Taraftar Rıza hocanın yapmış olduğu bu rotasyonu haklı bulsa da, kesinlikle doğru bir kadro yapılanması değildir. Özellikle orta alanda tamamının değişikliği tüm oyuna etki etmiştir. Madem radikal kararla tüm takımda rotasyona gidiyorsan, Yatabare neden oynatıldı? Ya da oyuncu değişikliklerini yaptığın 60.dk dan sonra risk faktörleri kalktı mı?
Futbolun Avrupa ayağına baktığınızda bu tür kupa öncesi kadro değişikliği yani takımdaki rotasyon genellikle 4 oyuncuyu geçmez. Türkiye liglerinde bu durum gelenek haline gelmiş. Önemli maçların arifesinde kadroda rotasyona gitmek çoğu hocanın tercihidir. Önemli oyuncularını kenarda tutup şans vermediği oyuncularıyla başlamak kısmen doğru bir yaklaşımdır. Ancak bu rotasyonunda belli ölçüleri vardır. Kendi sahanızda oynuyorsanız, galip gelmek için özellikle orta alanı sağlam tutmanız gerekir. Ligin bitimine az bir süre kaldı. Her maçın galibiyet getirisi 2,7 milyon TL iken daha mantıklı olunması gerekir.
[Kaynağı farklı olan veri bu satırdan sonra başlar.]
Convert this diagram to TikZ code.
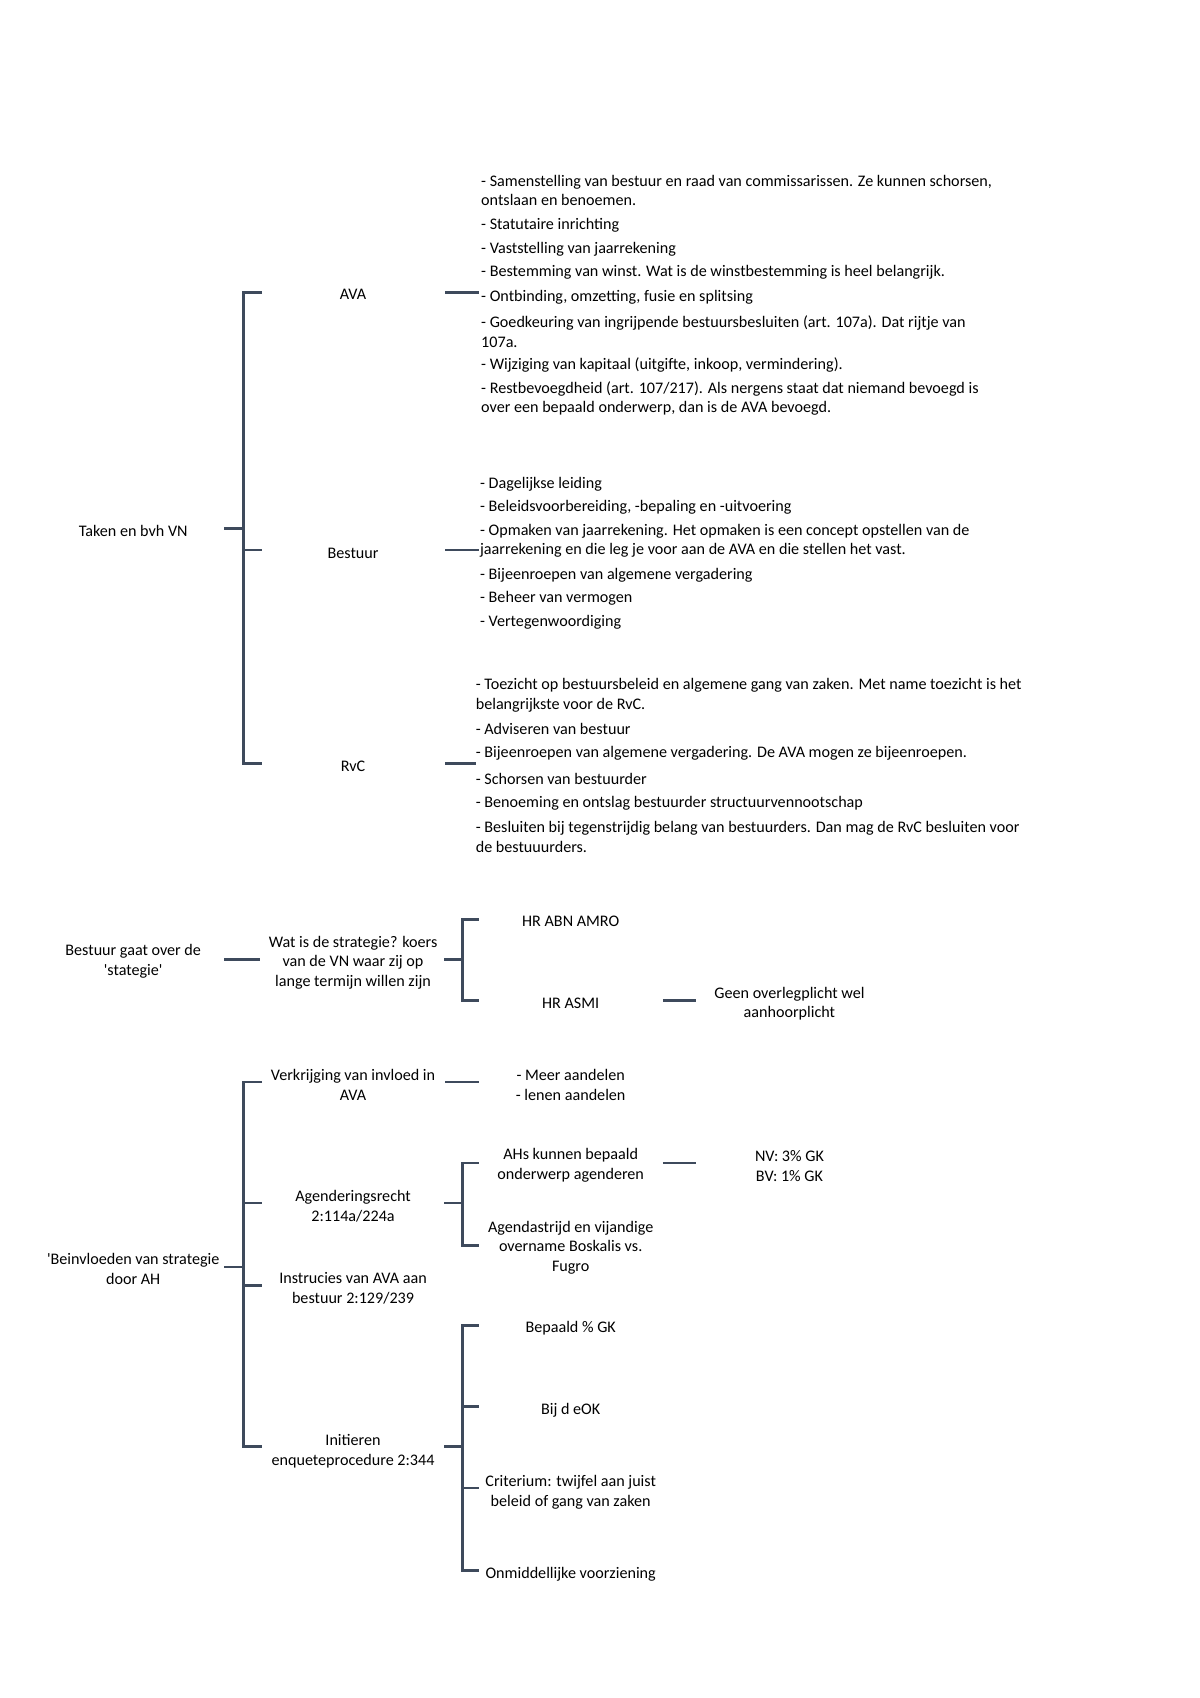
\documentclass[tikz,border=0pt]{standalone}
\usepackage{fontspec}
\setmainfont{Carlito}
\definecolor{linec}{HTML}{3E4A5C}
\begin{document}
\begin{tikzpicture}[x=0.537pt,y=-0.537pt,
  conn/.style={draw=linec,line width=1.3pt,line join=miter},
  lbl/.style={inner sep=0pt,align=center,yshift=-1pt,font=\fontsize{8}{9.7}\selectfont},
  item/.style={inner sep=0pt,anchor=west,align=left,yshift=-1pt,font=\fontsize{8}{9.7}\selectfont}]
\useasboundingbox (0,0) rectangle (1108,1568);

% ---------- top section ----------
\node[lbl] (taken) at (123,488) {Taken en bvh VN};
\node[lbl] (ava) at (326,270) {AVA};
\node[lbl] (bestuur) at (326,509) {Bestuur};
\node[lbl] (rvc) at (326,706) {RvC};

\node[item] (a1) at (444,174) {- Samenstelling van bestuur en raad van commissarissen. Ze kunnen schorsen,\\ontslaan en benoemen.};
\node[item] (a2) at (444,206) {- Statutaire inrichting};
\node[item] (a3) at (444,228) {- Vaststelling van jaarrekening};
\node[item] (a4) at (444,250) {- Bestemming van winst. Wat is de winstbestemming is heel belangrijk.};
\node[item] (a5) at (444,273) {- Ontbinding, omzetting, fusie en splitsing};
\node[item] (a6) at (444,304.5) {- Goedkeuring van ingrijpende bestuursbesluiten (art. 107a). Dat rijtje van\\107a.};
\node[item] (a7) at (444,335) {- Wijziging van kapitaal (uitgifte, inkoop, vermindering).};
\node[item] (a8) at (444,366) {- Restbevoegdheid (art. 107/217). Als nergens staat dat niemand bevoegd is\\over een bepaald onderwerp, dan is de AVA bevoegd.};

\node[item] (b1) at (443,445) {- Dagelijkse leiding};
\node[item] (b2) at (443,467) {- Beleidsvoorbereiding, -bepaling en -uitvoering};
\node[item] (b3) at (443,497.5) {- Opmaken van jaarrekening. Het opmaken is een concept opstellen van de\\jaarrekening en die leg je voor aan de AVA en die stellen het vast.};
\node[item] (b4) at (443,529) {- Bijeenroepen van algemene vergadering};
\node[item] (b5) at (443,551) {- Beheer van vermogen};
\node[item] (b6) at (443,573) {- Vertegenwoordiging};

\node[item] (r1) at (439,640) {- Toezicht op bestuursbeleid en algemene gang van zaken. Met name toezicht is het\\belangrijkste voor de RvC.};
\node[item] (r2) at (439,671) {- Adviseren van bestuur};
\node[item] (r3) at (439,694) {- Bijeenroepen van algemene vergadering. De AVA mogen ze bijeenroepen.};
\node[item] (r4) at (439,717) {- Schorsen van bestuurder};
\node[item] (r5) at (439,740) {- Benoeming en ontslag bestuurder structuurvennootschap};
\node[item] (r6) at (439,771) {- Besluiten bij tegenstrijdig belang van bestuurders. Dan mag de RvC besluiten voor\\de bestuuurders.};

\coordinate (t0) at (207,488);  \coordinate (tv) at (225,488);
\coordinate (tA) at (242,270);  \coordinate (tAv) at (225,270);
\coordinate (tB) at (242,508);  \coordinate (tBv) at (225,508);
\coordinate (tR) at (242,705);  \coordinate (tRv) at (225,705);
\coordinate (aL) at (411,270);  \coordinate (aR) at (442,270);
\coordinate (bL) at (411,508);  \coordinate (bR) at (442,508);
\coordinate (rL) at (411,705);  \coordinate (rR) at (440,705);
\draw[conn] (t0) -- (tv);
\draw[conn] (tA) -- (tAv) -- (tRv) -- (tR);
\draw[conn] (tBv) -- (tB);
\draw[conn] (aL) -- (aR);
\draw[conn] (bL) -- (bR);
\draw[conn] (rL) -- (rR);

% ---------- middle section ----------
\node[lbl] (m1) at (123,886) {Bestuur gaat over de\\\textquotesingle stategie\textquotesingle};
\node[lbl] (m2) at (326,887) {Wat is de strategie? koers\\van de VN waar zij op\\lange termijn willen zijn};
\node[lbl] (m3) at (527,849) {HR ABN AMRO};
\node[lbl] (m4) at (527,925) {HR ASMI};
\node[lbl] (m5) at (729,925) {Geen overlegplicht wel\\aanhoorplicht};

\coordinate (m1a) at (207,886); \coordinate (m1b) at (240,886);
\coordinate (m2a) at (410,886); \coordinate (m2b) at (427,886);
\coordinate (m3a) at (442,849); \coordinate (m3v) at (427,849);
\coordinate (m4a) at (442,924); \coordinate (m4v) at (427,924);
\coordinate (m5a) at (612,924); \coordinate (m5b) at (643,924);
\draw[conn] (m1a) -- (m1b);
\draw[conn] (m2a) -- (m2b);
\draw[conn] (m3a) -- (m3v) -- (m4v) -- (m4a);
\draw[conn] (m5a) -- (m5b);

% ---------- bottom section ----------
\node[lbl] (n1) at (123,1170) {\textquotesingle Beinvloeden van strategie\\door AH};
\node[lbl] (n2) at (326,1000) {Verkrijging van invloed in\\AVA};
\node[lbl] (n3) at (527,1000) {- Meer aandelen\\- lenen aandelen};
\node[lbl] (n4) at (326,1112) {Agenderingsrecht\\2:114a/224a};
\node[lbl] (n5) at (527,1074) {AHs kunnen bepaald\\onderwerp agenderen};
\node[lbl] (n6) at (729,1075) {NV: 3\% GK\\BV: 1\% GK};
\node[lbl] (n7) at (527,1150) {Agendastrijd en vijandige\\overname Boskalis vs.\\Fugro};
\node[lbl] (n8) at (326,1188) {Instrucies van AVA aan\\bestuur 2:129/239};
\node[lbl] (n9) at (326,1338) {Initieren\\enqueteprocedure 2:344};
\node[lbl] (n10) at (527,1225) {Bepaald \% GK};
\node[lbl] (n11) at (527,1300) {Bij d eOK};
\node[lbl] (n12) at (527,1376) {Criterium: twijfel aan juist\\beleid of gang van zaken};
\node[lbl] (n13) at (527,1452) {Onmiddellijke voorziening};

\coordinate (n1a) at (207,1170); \coordinate (n1b) at (225,1170);
\coordinate (q1) at (242,999);  \coordinate (q1v) at (225,999);
\coordinate (q2) at (242,1111); \coordinate (q2v) at (225,1111);
\coordinate (q3) at (242,1187); \coordinate (q3v) at (225,1187);
\coordinate (q4) at (242,1336); \coordinate (q4v) at (225,1336);
\draw[conn] (n1a) -- (n1b);
\draw[conn] (q1) -- (q1v) -- (q4v) -- (q4);
\draw[conn] (q2v) -- (q2);
\draw[conn] (q3v) -- (q3);

\coordinate (n2a) at (411,999); \coordinate (n2b) at (442,999);
\draw[conn] (n2a) -- (n2b);

\coordinate (n4a) at (410,1111); \coordinate (n4b) at (427,1111);
\coordinate (s1) at (442,1074); \coordinate (s1v) at (427,1074);
\coordinate (s2) at (442,1150); \coordinate (s2v) at (427,1150);
\coordinate (n5a) at (612,1074); \coordinate (n5b) at (643,1074);
\draw[conn] (n4a) -- (n4b);
\draw[conn] (s1) -- (s1v) -- (s2v) -- (s2);
\draw[conn] (n5a) -- (n5b);

\coordinate (n9a) at (410,1336); \coordinate (n9b) at (427,1336);
\coordinate (u1) at (442,1224); \coordinate (u1v) at (427,1224);
\coordinate (u2) at (442,1299); \coordinate (u2v) at (427,1299);
\coordinate (u3) at (442,1374); \coordinate (u3v) at (427,1374);
\coordinate (u4) at (442,1450); \coordinate (u4v) at (427,1450);
\draw[conn] (n9a) -- (n9b);
\draw[conn] (u1) -- (u1v) -- (u4v) -- (u4);
\draw[conn] (u2v) -- (u2);
\draw[conn] (u3v) -- (u3);
\end{tikzpicture}
\end{document}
Kupa şehrimiz için çok önemli bir şanstır. Tarihimizde belki böyle önemli bir kupaya ilk kez sahip olacağız. Hiçbir futbolcu riske atılmamalı. Ne var ki; bir futbolcu için en önemli hazırlık resmi maçlarda aldığı sürelerdir. Futbolcu her maçta görev almak ister. Profesyonel futbolcu maç içinde ve dışında kendini koruyan ve sorumluluk sahibidir.
Rıza Çalımbay 3 ya da 4 oyuncusunu kenarda tutup, maçın seyrine göre hareket tarzı benimsemiş olsaydı, kesinlikle sonuç bu şekilde olmazdı. 3 maçın toplam getirisi 10 Milyon TL iken bu geliri yok saymak bence doğru bir düşünce değildir.
Şans bulan yedek oyuncaların performansları ise tam bir karmaşa, karışıklıktı. Kim ne yapıyor ben anlamadım. Kerem Atakan beni haklı çıkarırcasına sönük ve etkisiz oynarken, en son oynadığı maçtan yuhalanarak çıkan Koray bıraktığı yerden bir adım ilerleyememiş. Özkan her ne kadar fizik özellikleri iyi olsa da topla becerisi maalesef yerlerde. Kayode desen evlere şenlik. Çoğu futbolcuya nasip olmayan öyle bir pozisyonlar yakaladı ki, yaşı ilerlemiş azcık futbol hevesli herkesin; “ben bile bu golü atardım” diyebileceği türdendi. Kayode ne yazık ki, bu takımın en pahalı oyuncusu. Kalecisinden tut en uç oyuncusuna kadar zülfi yâre dokunsak hiçte haksızlık etmiş olmam.
Teknik adamların açıklamalarına kulak verdiğimde, Rıza hoca “akıllar kupadaydı” klişesini yaptı. Hocam;
“Akıllar nerde olursa olsun siz süper ligin üst düzey hocalarından birisisiniz. Bu kadar rotasyonla sahaya çıkmak doğru bir seçim değildir.”
Anlaşılan o ki; kenarda bekleyen oyuncular oldukça yetersiz. Gelecek sezon öncesinde tahmin ediyorum bugün Kasımpaşa maçında oynayan 8-9 oyuncuyu seneye görebilecek gibi değiliz. Takımdan ayrılacak oyuncu sayısı bir hayli fazla. Belki kiralık gidecek belki satışa konulacak. Ama bir gerçek var ki; Sivasspor takımının bünyesinde seneye bu ligde oynamaması gereken oyuncu sayısı azımsanmayacak kadar çok.